Frequently Asked Questions

What if I paid less than $600 in interest and didn’t get a Form 1098-E?

You can still claim the deduction. Your lender is not required to send a form for amounts under $600, but the interest you paid is still deductible. You can find the exact amount paid by logging into your loan servicer’s website and viewing your year-end statements.

Can I deduct interest I paid on my child’s student loan?

Only if you are also legally obligated to repay the loan (e.g., you were a co-signer). If the loan is solely in your child’s name, you cannot take the deduction, but your child may be able to, provided they are not claimed as your dependent.

Is capitalized interest deductible?

Yes. Capitalized interest (unpaid interest that gets added to the principal balance of your loan) is deductible as you pay it down.

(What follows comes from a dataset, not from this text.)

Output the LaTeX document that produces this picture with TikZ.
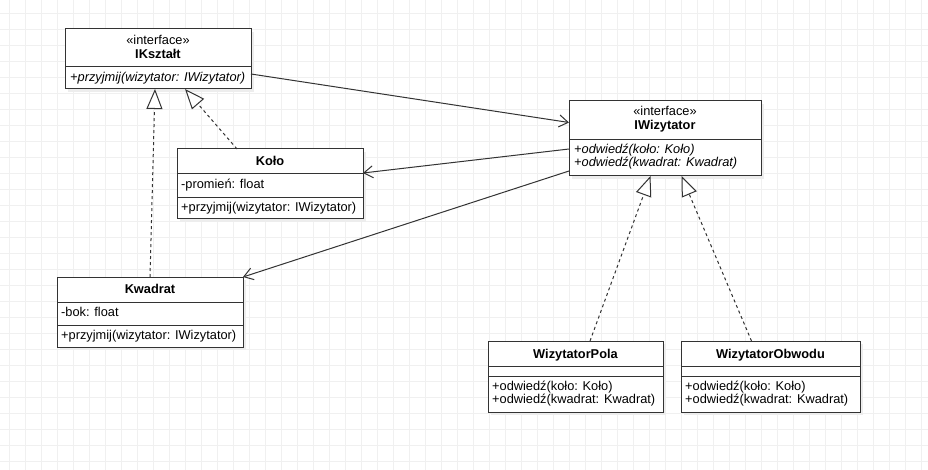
\documentclass[tikz,border=0pt]{standalone}
\usepackage{fontspec}
\setmainfont{Liberation Sans}
\usetikzlibrary{arrows.meta}
\begin{document}
\begin{tikzpicture}[x=1pt,y=-1pt,
  gridline/.style={draw=black!6, line width=0.8pt},
  sep/.style={draw=black!80, line width=1pt},
  umlbox/.style={rectangle, draw=black!80, line width=1pt, fill=white, inner sep=0pt, outer sep=0pt, anchor=north west},
  shadowbox/.style={rectangle, fill=black!7, inner sep=0pt, outer sep=0pt, anchor=north west},
  txt/.style={font=\fontsize{12.8}{15}\selectfont, inner sep=0pt, anchor=base},
  txtl/.style={txt, anchor=base west},
  assoc/.style={draw=black!80, line width=1pt, -{Straight Barb[length=9pt,width=12pt]}},
  realize/.style={draw=black!80, line width=1pt, dash pattern=on 3pt off 3pt, -{Triangle[open,length=20pt,width=16pt,fill=white]}}
]
\path[use as bounding box] (0,0) rectangle (928,470);
\fill[white] (0,0) rectangle (928,470);
\foreach \i in {0,...,57} \draw[gridline] (9.33+16*\i,0) -- (9.33+16*\i,470);
\foreach \j in {0,...,28} \draw[gridline] (0,13.33+16*\j) -- (928,13.33+16*\j);

% IKsztalt
\node[shadowbox, minimum width=186pt, minimum height=60pt] (ik-sh) at (68,32) {};
\node[umlbox, minimum width=186pt, minimum height=60pt] (ik) at (65,29) {};
\draw[sep] (ik.west |- 0,67) -- (ik.east |- 0,67);
\node[txt] (ik-st) at (158,44.5) {«interface»};
\node[txt] (ik-t) at (158,59) {\bfseries IKształt};
\node[txtl] (ik-m) at (70,82) {\itshape +przyjmij(wizytator: IWizytator)};

% Kolo
\node[shadowbox, minimum width=186pt, minimum height=70pt] (kolo-sh) at (180,152) {};
\node[umlbox, minimum width=186pt, minimum height=70pt] (kolo) at (177,149) {};
\draw[sep] (kolo.west |- 0,174) -- (kolo.east |- 0,174);
\draw[sep] (kolo.west |- 0,198) -- (kolo.east |- 0,198);
\node[txt] (kolo-t) at (270,166) {\bfseries Koło};
\node[txtl] (kolo-a) at (181,188.5) {-promień: float};
\node[txtl] (kolo-m) at (181,211.5) {+przyjmij(wizytator: IWizytator)};

% IWizytator
\node[shadowbox, minimum width=192pt, minimum height=75pt] (iw-sh) at (572,104) {};
\node[umlbox, minimum width=192pt, minimum height=75pt] (iw) at (569,101) {};
\draw[sep] (iw.west |- 0,140) -- (iw.east |- 0,140);
\node[txt] (iw-st) at (665,115.7) {«interface»};
\node[txt] (iw-t) at (665,130) {\bfseries IWizytator};
\node[txtl] (iw-m1) at (574,153.5) {\itshape +odwiedź(koło: Koło)};
\node[txtl] (iw-m2) at (574,167) {\itshape +odwiedź(kwadrat: Kwadrat)};

% Kwadrat
\node[shadowbox, minimum width=186pt, minimum height=70pt] (kw-sh) at (60,280) {};
\node[umlbox, minimum width=186pt, minimum height=70pt] (kw) at (57,277) {};
\draw[sep] (kw.west |- 0,302) -- (kw.east |- 0,302);
\draw[sep] (kw.west |- 0,325) -- (kw.east |- 0,325);
\node[txt] (kw-t) at (150,293.7) {\bfseries Kwadrat};
\node[txtl] (kw-a) at (61,316) {-bok: float};
\node[txtl] (kw-m) at (61,339) {+przyjmij(wizytator: IWizytator)};

% WizytatorPola
\node[shadowbox, minimum width=175pt, minimum height=71pt] (wp-sh) at (491,344) {};
\node[umlbox, minimum width=175pt, minimum height=71pt] (wp) at (488,341) {};
\draw[sep] (wp.west |- 0,366) -- (wp.east |- 0,366);
\draw[sep] (wp.west |- 0,376) -- (wp.east |- 0,376);
\node[txt] (wp-t) at (575.5,358.3) {\bfseries WizytatorPola};
\node[txtl] (wp-m1) at (492,390.7) {+odwiedź(koło: Koło)};
\node[txtl] (wp-m2) at (492,403.3) {+odwiedź(kwadrat: Kwadrat)};

% WizytatorObwodu
\node[shadowbox, minimum width=179pt, minimum height=71pt] (wo-sh) at (684,344) {};
\node[umlbox, minimum width=179pt, minimum height=71pt] (wo) at (681,341) {};
\draw[sep] (wo.west |- 0,366) -- (wo.east |- 0,366);
\draw[sep] (wo.west |- 0,376) -- (wo.east |- 0,376);
\node[txt] (wo-t) at (770.5,358.3) {\bfseries WizytatorObwodu};
\node[txtl] (wo-m1) at (685,390.7) {+odwiedź(koło: Koło)};
\node[txtl] (wo-m2) at (685,403.3) {+odwiedź(kwadrat: Kwadrat)};

% connectors
\draw[assoc] ([yshift=-15pt]ik.east) -- ([yshift=16pt]iw.west);
\draw[assoc] ([yshift=-10.5pt]iw.west) -- ([yshift=11pt]kolo.east);
\draw[assoc] ([yshift=-32.5pt]iw.west) -- (kw.north east);
\draw[realize] (kw.north) -- ([xshift=-3pt]ik.south);
\draw[realize] ([xshift=-33pt]kolo.north) -- ([xshift=27pt]ik.south);
\draw[realize] ([xshift=14.5pt]wp.north) -- ([xshift=-14.5pt]iw.south);
\draw[realize] ([xshift=-19pt]wo.north) -- ([xshift=16.5pt]iw.south);
\end{tikzpicture}
\end{document}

Your Form 1098-E will include any payments of capitalized interest, so you don’t need to calculate it separately.

Can I deduct interest if my loans are in forbearance or deferment?

You can only deduct interest that you have actually paid. During most periods of deferment or forbearance, payments are not required and interest is not paid, so there would be no deduction. However, if you choose to make voluntary interest payments during these periods, those payments are deductible.